Extracted material:
* * * *

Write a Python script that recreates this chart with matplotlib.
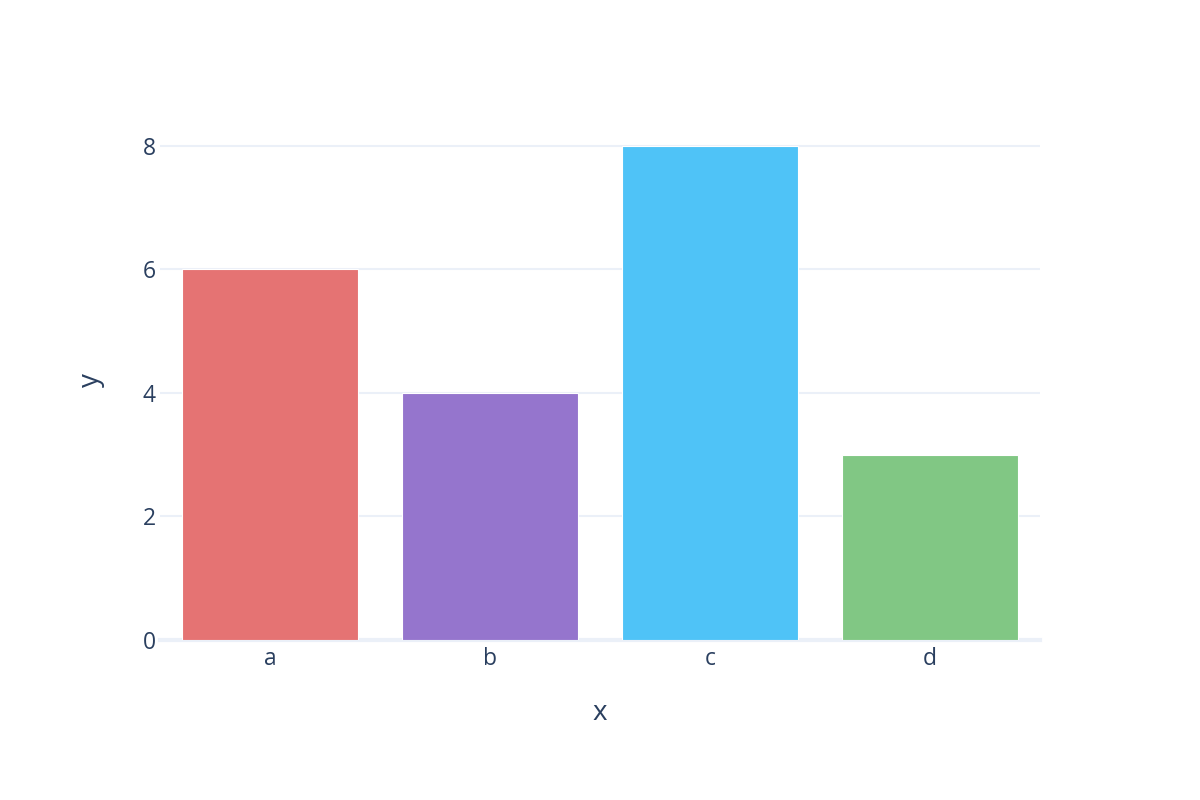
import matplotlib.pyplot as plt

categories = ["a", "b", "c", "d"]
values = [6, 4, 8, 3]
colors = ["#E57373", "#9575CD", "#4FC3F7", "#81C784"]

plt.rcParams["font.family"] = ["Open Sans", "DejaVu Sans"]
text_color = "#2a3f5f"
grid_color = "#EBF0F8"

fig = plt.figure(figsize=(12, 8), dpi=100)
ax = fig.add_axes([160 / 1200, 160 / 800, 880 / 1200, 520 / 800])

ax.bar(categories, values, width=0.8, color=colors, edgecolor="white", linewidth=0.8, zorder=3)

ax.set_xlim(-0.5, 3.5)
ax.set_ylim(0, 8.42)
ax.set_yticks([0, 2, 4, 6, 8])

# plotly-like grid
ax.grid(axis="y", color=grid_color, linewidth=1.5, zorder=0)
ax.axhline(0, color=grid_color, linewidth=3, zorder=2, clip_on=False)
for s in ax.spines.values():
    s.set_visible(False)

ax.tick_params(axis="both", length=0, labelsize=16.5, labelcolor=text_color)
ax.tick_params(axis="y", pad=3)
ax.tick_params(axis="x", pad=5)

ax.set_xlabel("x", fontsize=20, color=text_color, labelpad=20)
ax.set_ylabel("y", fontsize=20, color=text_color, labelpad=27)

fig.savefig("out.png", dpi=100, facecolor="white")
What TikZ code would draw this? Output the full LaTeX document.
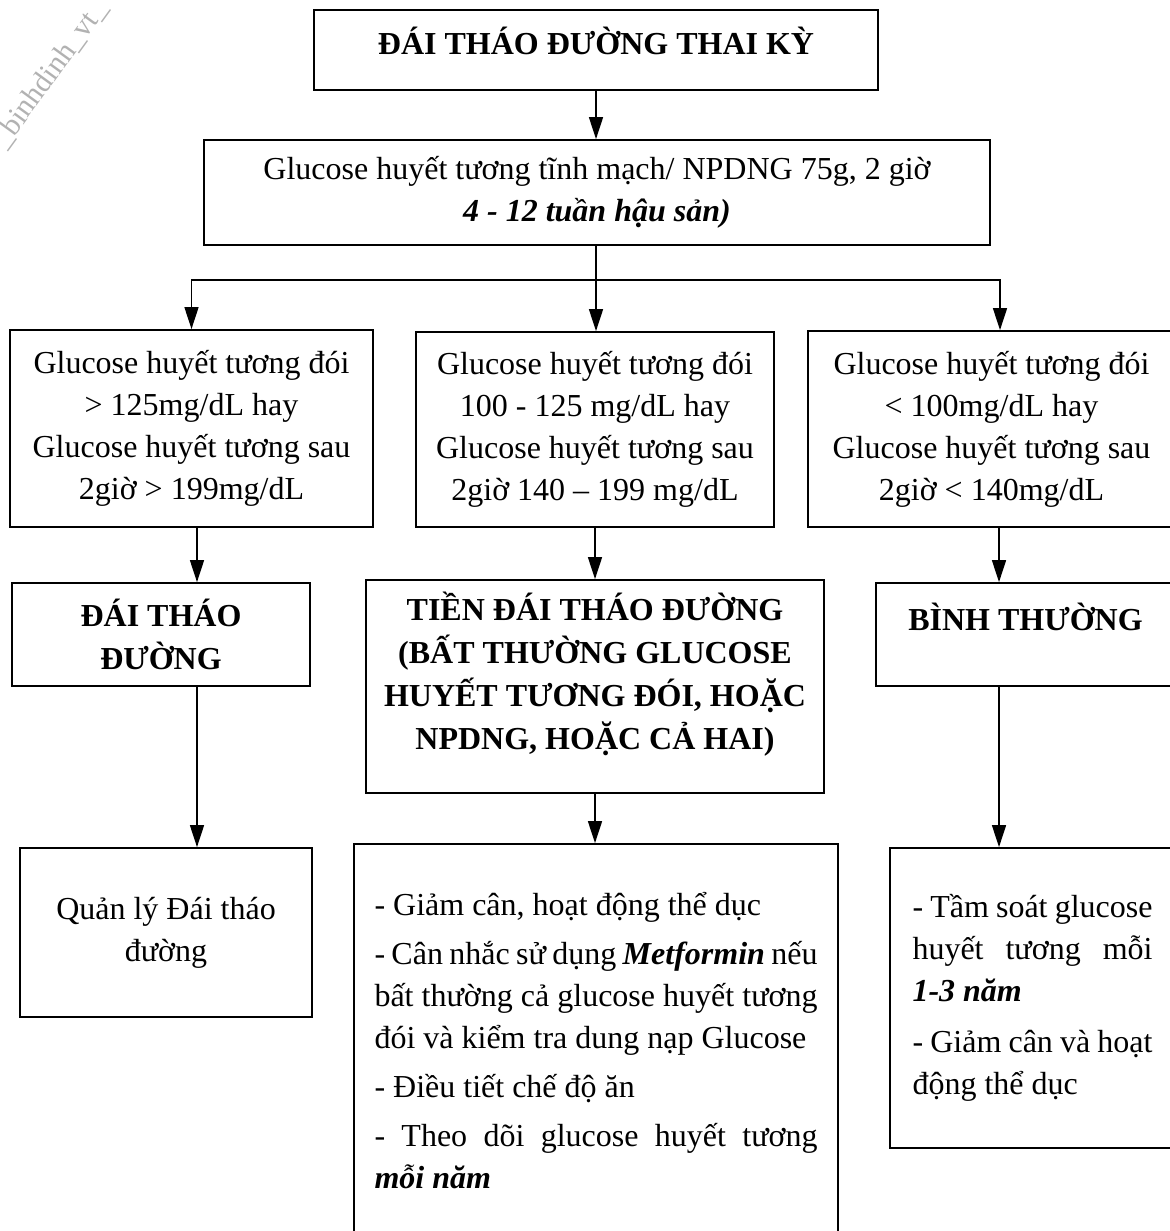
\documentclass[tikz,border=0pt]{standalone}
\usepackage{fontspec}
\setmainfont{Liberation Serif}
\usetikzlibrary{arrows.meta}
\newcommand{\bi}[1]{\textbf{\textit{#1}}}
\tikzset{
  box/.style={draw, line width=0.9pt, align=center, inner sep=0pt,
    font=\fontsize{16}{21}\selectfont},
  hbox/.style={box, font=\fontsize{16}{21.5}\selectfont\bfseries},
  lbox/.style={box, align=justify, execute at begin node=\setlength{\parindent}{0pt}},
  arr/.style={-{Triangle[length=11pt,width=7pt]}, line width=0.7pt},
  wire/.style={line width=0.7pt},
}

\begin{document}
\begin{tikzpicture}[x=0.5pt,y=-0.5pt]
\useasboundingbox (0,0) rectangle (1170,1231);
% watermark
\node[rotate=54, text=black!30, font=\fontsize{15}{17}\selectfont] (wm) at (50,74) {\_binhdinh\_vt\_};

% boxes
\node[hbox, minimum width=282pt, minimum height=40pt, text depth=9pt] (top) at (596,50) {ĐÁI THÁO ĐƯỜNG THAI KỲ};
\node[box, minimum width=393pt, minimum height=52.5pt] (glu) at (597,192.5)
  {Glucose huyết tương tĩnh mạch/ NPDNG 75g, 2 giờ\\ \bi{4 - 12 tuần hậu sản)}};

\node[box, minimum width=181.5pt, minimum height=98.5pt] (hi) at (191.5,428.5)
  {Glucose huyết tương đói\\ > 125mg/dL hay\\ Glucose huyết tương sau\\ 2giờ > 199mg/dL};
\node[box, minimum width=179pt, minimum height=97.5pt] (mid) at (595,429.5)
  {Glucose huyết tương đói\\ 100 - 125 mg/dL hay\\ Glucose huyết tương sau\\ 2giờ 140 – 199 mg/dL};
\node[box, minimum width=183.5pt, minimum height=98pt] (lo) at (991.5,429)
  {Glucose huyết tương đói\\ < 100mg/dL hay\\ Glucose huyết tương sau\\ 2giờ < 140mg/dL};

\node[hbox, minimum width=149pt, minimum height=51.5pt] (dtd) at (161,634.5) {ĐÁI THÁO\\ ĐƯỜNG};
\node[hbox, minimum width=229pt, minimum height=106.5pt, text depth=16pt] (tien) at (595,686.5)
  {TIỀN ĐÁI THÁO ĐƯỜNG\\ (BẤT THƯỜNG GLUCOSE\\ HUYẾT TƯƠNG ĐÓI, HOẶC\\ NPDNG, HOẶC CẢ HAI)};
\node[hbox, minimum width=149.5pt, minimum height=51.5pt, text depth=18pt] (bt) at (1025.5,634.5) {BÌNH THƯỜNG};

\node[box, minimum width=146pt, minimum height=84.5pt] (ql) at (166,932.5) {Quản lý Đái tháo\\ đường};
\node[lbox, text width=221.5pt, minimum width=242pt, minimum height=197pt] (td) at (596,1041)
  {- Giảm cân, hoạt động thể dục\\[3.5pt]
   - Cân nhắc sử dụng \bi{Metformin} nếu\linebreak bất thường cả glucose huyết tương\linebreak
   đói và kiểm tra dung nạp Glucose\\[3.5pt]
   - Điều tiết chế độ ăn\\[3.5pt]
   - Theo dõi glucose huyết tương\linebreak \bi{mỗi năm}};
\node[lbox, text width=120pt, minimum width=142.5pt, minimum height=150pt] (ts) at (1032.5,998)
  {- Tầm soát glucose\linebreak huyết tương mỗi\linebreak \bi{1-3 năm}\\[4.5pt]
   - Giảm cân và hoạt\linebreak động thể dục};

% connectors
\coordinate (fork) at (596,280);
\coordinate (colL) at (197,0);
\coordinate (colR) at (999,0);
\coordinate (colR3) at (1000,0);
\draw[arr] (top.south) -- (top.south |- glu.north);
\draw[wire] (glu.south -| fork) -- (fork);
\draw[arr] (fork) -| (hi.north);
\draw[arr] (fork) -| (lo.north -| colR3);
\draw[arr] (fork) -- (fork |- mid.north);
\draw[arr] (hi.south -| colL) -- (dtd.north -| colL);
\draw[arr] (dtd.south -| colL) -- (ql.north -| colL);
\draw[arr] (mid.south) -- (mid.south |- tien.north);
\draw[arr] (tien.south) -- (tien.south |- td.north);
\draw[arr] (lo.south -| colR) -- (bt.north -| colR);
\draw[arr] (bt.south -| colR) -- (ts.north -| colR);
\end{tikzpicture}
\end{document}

* * * *

Written instruction:
From the material above, reproduce only what runs from the line holding "What TikZ code" down to the line holding "(wm) at (50,74)", both included, pictures excluded.

Task answer:
What TikZ code would draw this? Output the full LaTeX document.
\documentclass[tikz,border=0pt]{standalone}
\usepackage{fontspec}
\setmainfont{Liberation Serif}
\usetikzlibrary{arrows.meta}
\newcommand{\bi}[1]{\textbf{\textit{#1}}}
\tikzset{
  box/.style={draw, line width=0.9pt, align=center, inner sep=0pt,
    font=\fontsize{16}{21}\selectfont},
  hbox/.style={box, font=\fontsize{16}{21.5}\selectfont\bfseries},
  lbox/.style={box, align=justify, execute at begin node=\setlength{\parindent}{0pt}},
  arr/.style={-{Triangle[length=11pt,width=7pt]}, line width=0.7pt},
  wire/.style={line width=0.7pt},
}

\begin{document}
\begin{tikzpicture}[x=0.5pt,y=-0.5pt]
\useasboundingbox (0,0) rectangle (1170,1231);
% watermark
\node[rotate=54, text=black!30, font=\fontsize{15}{17}\selectfont] (wm) at (50,74) {\_binhdinh\_vt\_};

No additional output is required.